> _Task_: Write the listing below out again exactly, dropping the images.

> _Dataset section_:
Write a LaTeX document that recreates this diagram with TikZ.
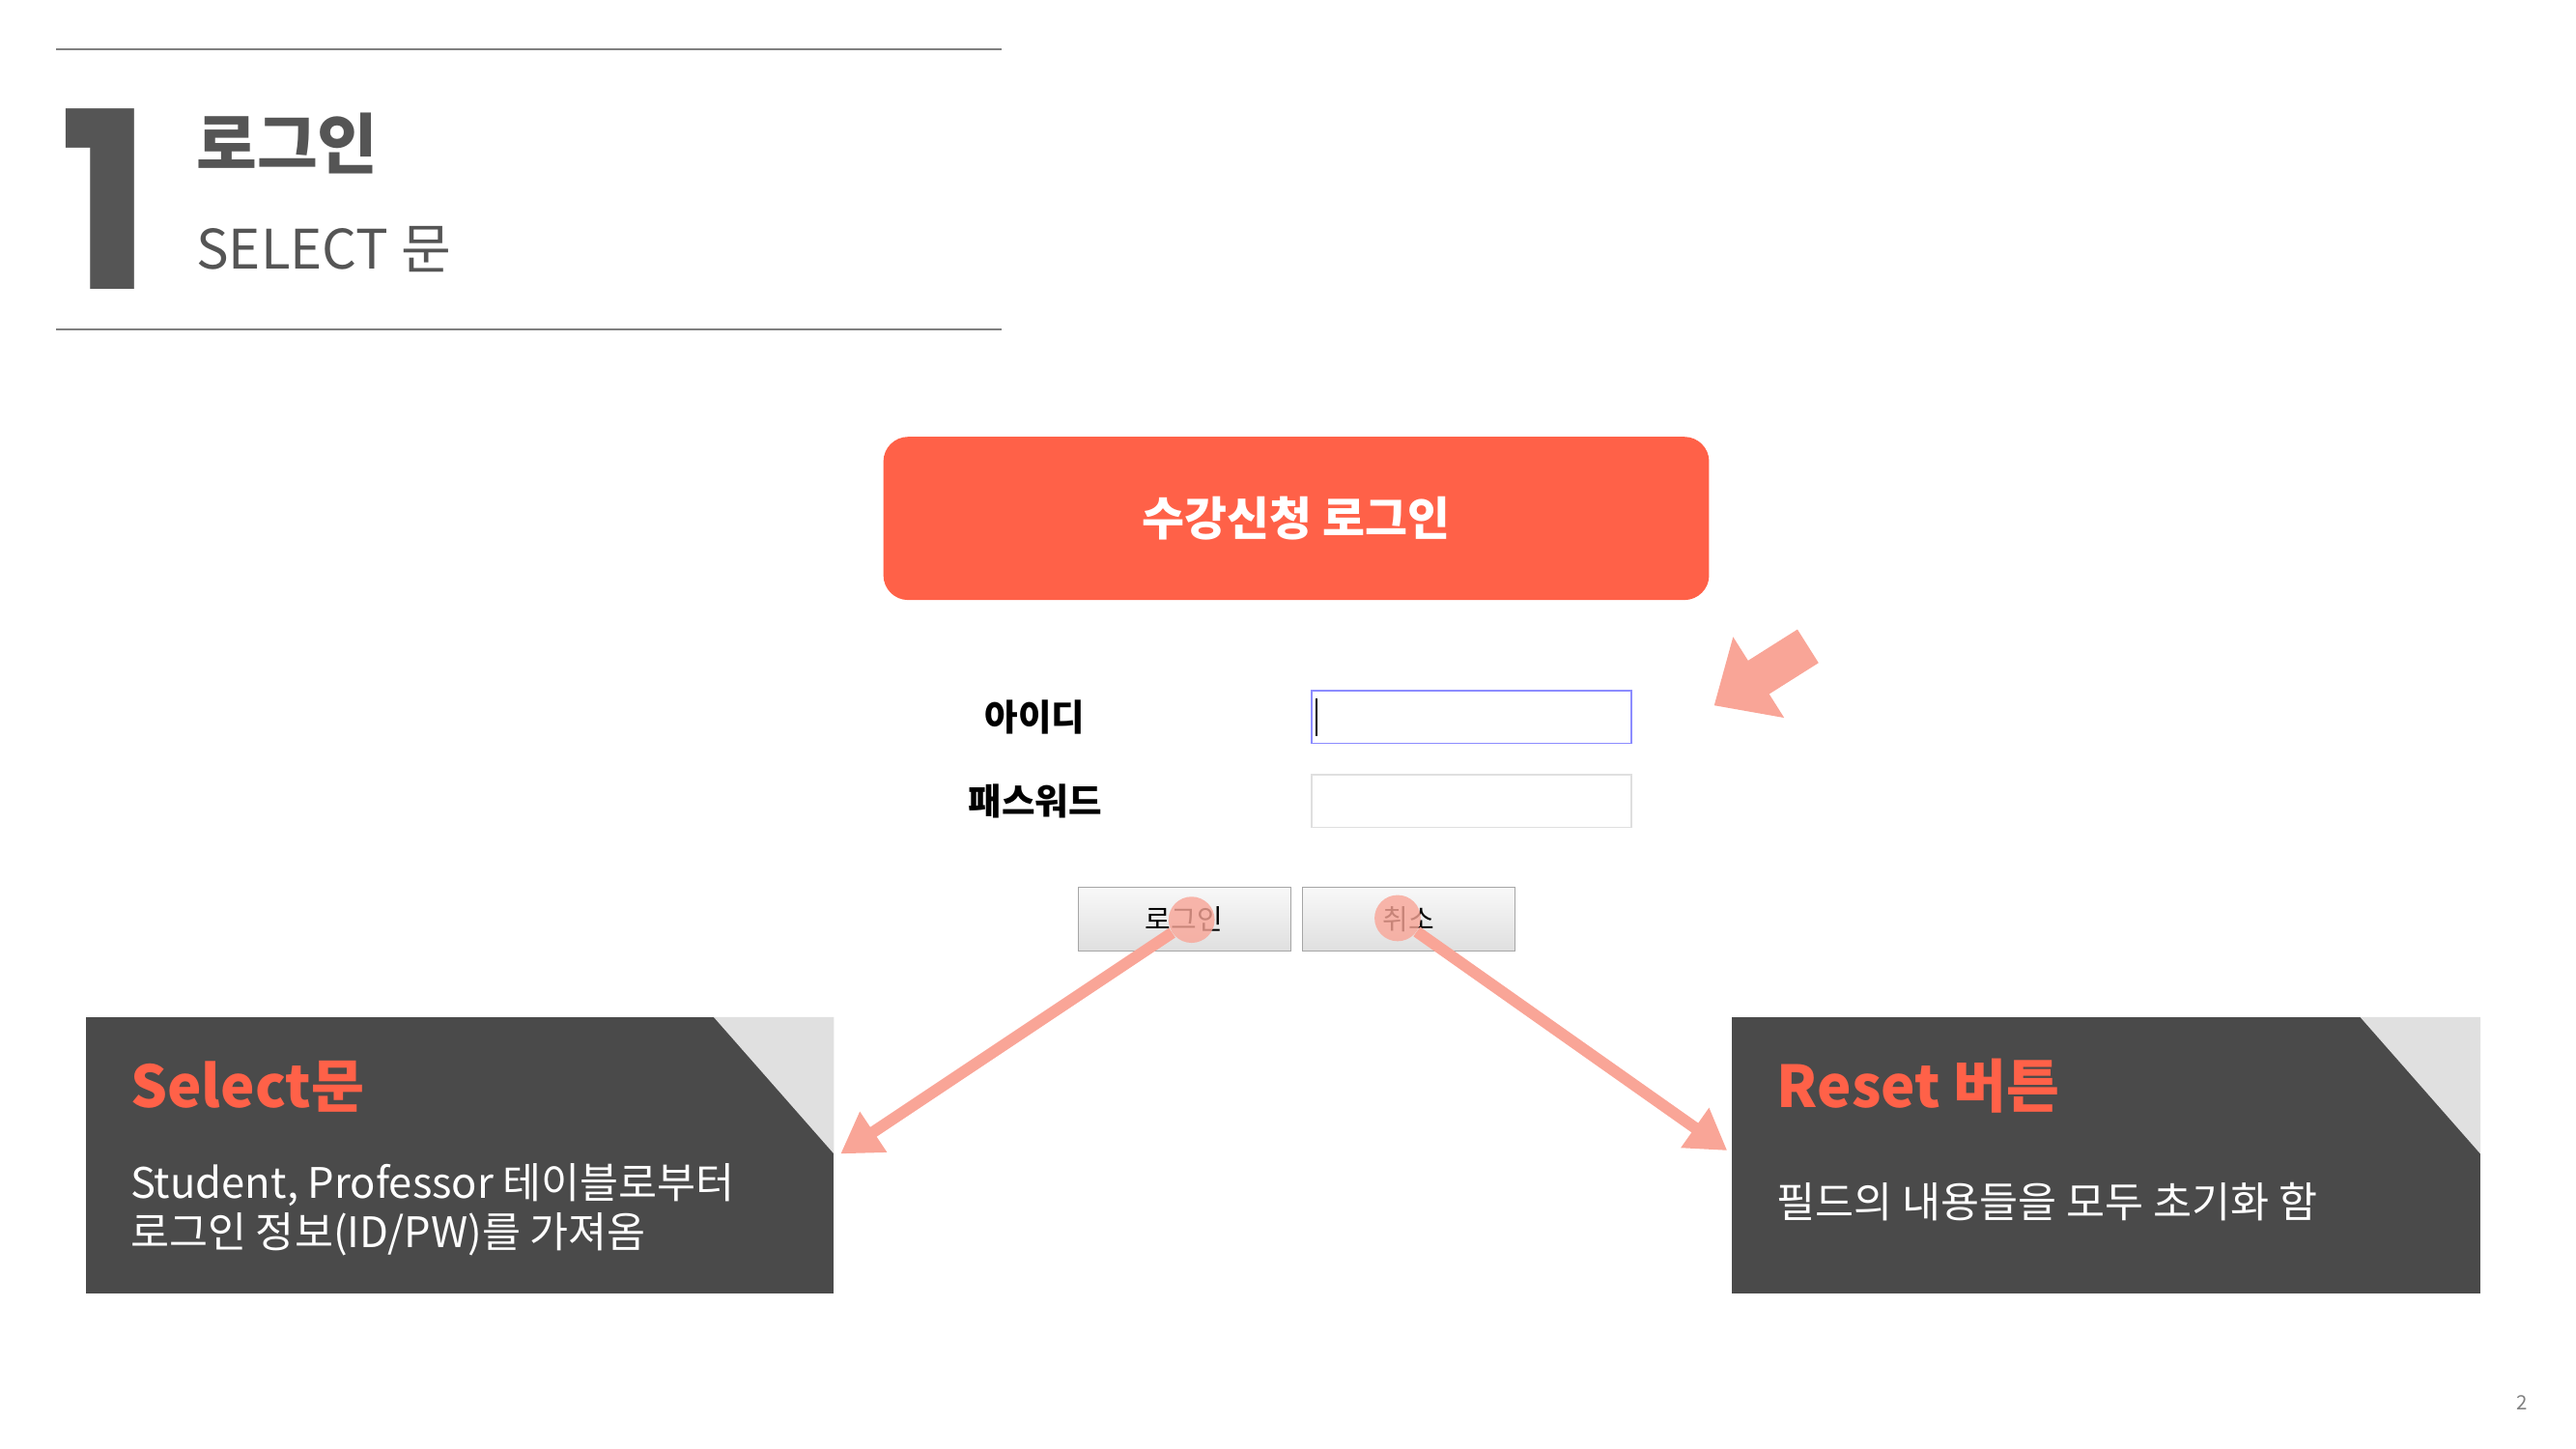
\documentclass[tikz,border=0pt]{standalone}
\usepackage{fontspec}
\setmainfont{Noto Sans CJK KR}
\newfontfamily\onefont{Poppins}[UprightFont=* Bold]
\usetikzlibrary{arrows.meta}
\definecolor{tomatoc}{HTML}{FF6148}
\definecolor{darkbox}{HTML}{4A4A4A}
\definecolor{foldc}{HTML}{E0E0E0}
\definecolor{pinkc}{HTML}{F9A597}
\definecolor{grayt}{HTML}{555555}
\tikzset{
  hd/.style={anchor=west,inner sep=0pt,font=\fontsize{35}{35}\selectfont\bfseries,text=tomatoc},
  bd/.style={anchor=west,inner sep=0pt,font=\fontsize{25.5}{30}\selectfont,text=white,align=left},
  lbl/.style={inner sep=0pt,font=\fontsize{22}{22}\selectfont\bfseries},
  inbox/.style={draw=#1,line width=1pt,minimum width=194pt,minimum height=32pt,inner sep=0pt},
  btn/.style={draw=gray!70,top color=gray!5,bottom color=gray!25,minimum width=129pt,minimum height=39pt,inner sep=0pt,font=\fontsize{17}{17}\selectfont},
  spot/.style={circle,fill=pinkc,fill opacity=0.8,minimum size=28pt,inner sep=0pt},
  parr/.style={draw=pinkc,line width=7pt,-{Triangle[width=28pt,length=24pt]}}
}
\begin{document}
\begin{tikzpicture}[x=1pt,y=-1pt]
\useasboundingbox (0,0) rectangle (1563,879);
\draw[gray,line width=1pt] (34,30) -- (608,30);
\draw[gray,line width=1pt] (34,200) -- (608,200);
\node[inner sep=0pt,anchor=center,text=grayt,font=\onefont\fontsize{150}{150}\selectfont] (one) at (64,121) {1};
\node[anchor=west,inner sep=0pt,text=grayt,font=\fontsize{40}{40}\selectfont\bfseries] (t1) at (119,87) {로그인};
\node[anchor=west,inner sep=0pt,text=grayt,font=\fontsize{33}{33}\selectfont] (t2) at (119,151) {SELECT 문};

\node[fill=tomatoc,rounded corners=15pt,minimum width=501pt,minimum height=99pt,text=white,font=\fontsize{28}{28}\selectfont\bfseries] (title) at (786.5,314.5) {수강신청 로그인};

\coordinate (ba) at (1097,392);
\coordinate (bb) at (1040,428);
\draw[draw=pinkc,line width=24pt,-{Triangle[width=56pt,length=32pt]}] (ba) -- (bb);

\node[lbl] (id) at (628,435) {아이디};
\node[lbl] (pw) at (628,486) {패스워드};
\node[inbox=blue!45] (idbox) at (893,435) {};
\draw[black,line width=1.2pt] ([xshift=3pt,yshift=5pt]idbox.south west) -- ([xshift=3pt,yshift=-5pt]idbox.north west);
\node[inbox=gray!25] (pwbox) at (893,486) {};

\node[btn] (login) at (718.5,557.5) {로그인};
\node[btn] (cancel) at (854.5,557.5) {취소};
\node[spot] (s1) at (723,558) {};
\node[spot] (s2) at (848,557) {};

\fill[darkbox] (52,617) rectangle (506,785);
\fill[foldc] (433,617) -- (506,617) -- (506,700) -- cycle;
\fill[darkbox] (1051,617) rectangle (1505,785);
\fill[foldc] (1432,617) -- (1505,617) -- (1505,700) -- cycle;
\coordinate (lt) at (510,700);
\coordinate (rt) at (1048,698);
\draw[parr] (s1) -- (lt);
\draw[parr] (s2) -- (rt);

\node[hd] (h1) at (79,659) {Select문};
\node[bd] (b1) at (79,734) {Student, Professor 테이블로부터\\로그인 정보(ID/PW)를 가져옴};
\node[hd] (h2) at (1078,659) {Reset 버튼};
\node[bd] (b2) at (1078,729) {필드의 내용들을 모두 초기화 함};

\node[inner sep=0pt,text=gray,font=\fontsize{12}{12}\selectfont] (pg) at (1530,851) {2};
\end{tikzpicture}
\end{document}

> _Task response_:
Write a LaTeX document that recreates this diagram with TikZ.
\documentclass[tikz,border=0pt]{standalone}
\usepackage{fontspec}
\setmainfont{Noto Sans CJK KR}
\newfontfamily\onefont{Poppins}[UprightFont=* Bold]
\usetikzlibrary{arrows.meta}
\definecolor{tomatoc}{HTML}{FF6148}
\definecolor{darkbox}{HTML}{4A4A4A}
\definecolor{foldc}{HTML}{E0E0E0}
\definecolor{pinkc}{HTML}{F9A597}
\definecolor{grayt}{HTML}{555555}
\tikzset{
  hd/.style={anchor=west,inner sep=0pt,font=\fontsize{35}{35}\selectfont\bfseries,text=tomatoc},
  bd/.style={anchor=west,inner sep=0pt,font=\fontsize{25.5}{30}\selectfont,text=white,align=left},
  lbl/.style={inner sep=0pt,font=\fontsize{22}{22}\selectfont\bfseries},
  inbox/.style={draw=#1,line width=1pt,minimum width=194pt,minimum height=32pt,inner sep=0pt},
  btn/.style={draw=gray!70,top color=gray!5,bottom color=gray!25,minimum width=129pt,minimum height=39pt,inner sep=0pt,font=\fontsize{17}{17}\selectfont},
  spot/.style={circle,fill=pinkc,fill opacity=0.8,minimum size=28pt,inner sep=0pt},
  parr/.style={draw=pinkc,line width=7pt,-{Triangle[width=28pt,length=24pt]}}
}
\begin{document}
\begin{tikzpicture}[x=1pt,y=-1pt]
\useasboundingbox (0,0) rectangle (1563,879);
\draw[gray,line width=1pt] (34,30) -- (608,30);
\draw[gray,line width=1pt] (34,200) -- (608,200);
\node[inner sep=0pt,anchor=center,text=grayt,font=\onefont\fontsize{150}{150}\selectfont] (one) at (64,121) {1};
\node[anchor=west,inner sep=0pt,text=grayt,font=\fontsize{40}{40}\selectfont\bfseries] (t1) at (119,87) {로그인};
\node[anchor=west,inner sep=0pt,text=grayt,font=\fontsize{33}{33}\selectfont] (t2) at (119,151) {SELECT 문};

\node[fill=tomatoc,rounded corners=15pt,minimum width=501pt,minimum height=99pt,text=white,font=\fontsize{28}{28}\selectfont\bfseries] (title) at (786.5,314.5) {수강신청 로그인};

\coordinate (ba) at (1097,392);
\coordinate (bb) at (1040,428);
\draw[draw=pinkc,line width=24pt,-{Triangle[width=56pt,length=32pt]}] (ba) -- (bb);

\node[lbl] (id) at (628,435) {아이디};
\node[lbl] (pw) at (628,486) {패스워드};
\node[inbox=blue!45] (idbox) at (893,435) {};
\draw[black,line width=1.2pt] ([xshift=3pt,yshift=5pt]idbox.south west) -- ([xshift=3pt,yshift=-5pt]idbox.north west);
\node[inbox=gray!25] (pwbox) at (893,486) {};

\node[btn] (login) at (718.5,557.5) {로그인};
\node[btn] (cancel) at (854.5,557.5) {취소};
\node[spot] (s1) at (723,558) {};
\node[spot] (s2) at (848,557) {};

\fill[darkbox] (52,617) rectangle (506,785);
\fill[foldc] (433,617) -- (506,617) -- (506,700) -- cycle;
\fill[darkbox] (1051,617) rectangle (1505,785);
\fill[foldc] (1432,617) -- (1505,617) -- (1505,700) -- cycle;
\coordinate (lt) at (510,700);
\coordinate (rt) at (1048,698);
\draw[parr] (s1) -- (lt);
\draw[parr] (s2) -- (rt);

\node[hd] (h1) at (79,659) {Select문};
\node[bd] (b1) at (79,734) {Student, Professor 테이블로부터\\로그인 정보(ID/PW)를 가져옴};
\node[hd] (h2) at (1078,659) {Reset 버튼};
\node[bd] (b2) at (1078,729) {필드의 내용들을 모두 초기화 함};

\node[inner sep=0pt,text=gray,font=\fontsize{12}{12}\selectfont] (pg) at (1530,851) {2};
\end{tikzpicture}
\end{document}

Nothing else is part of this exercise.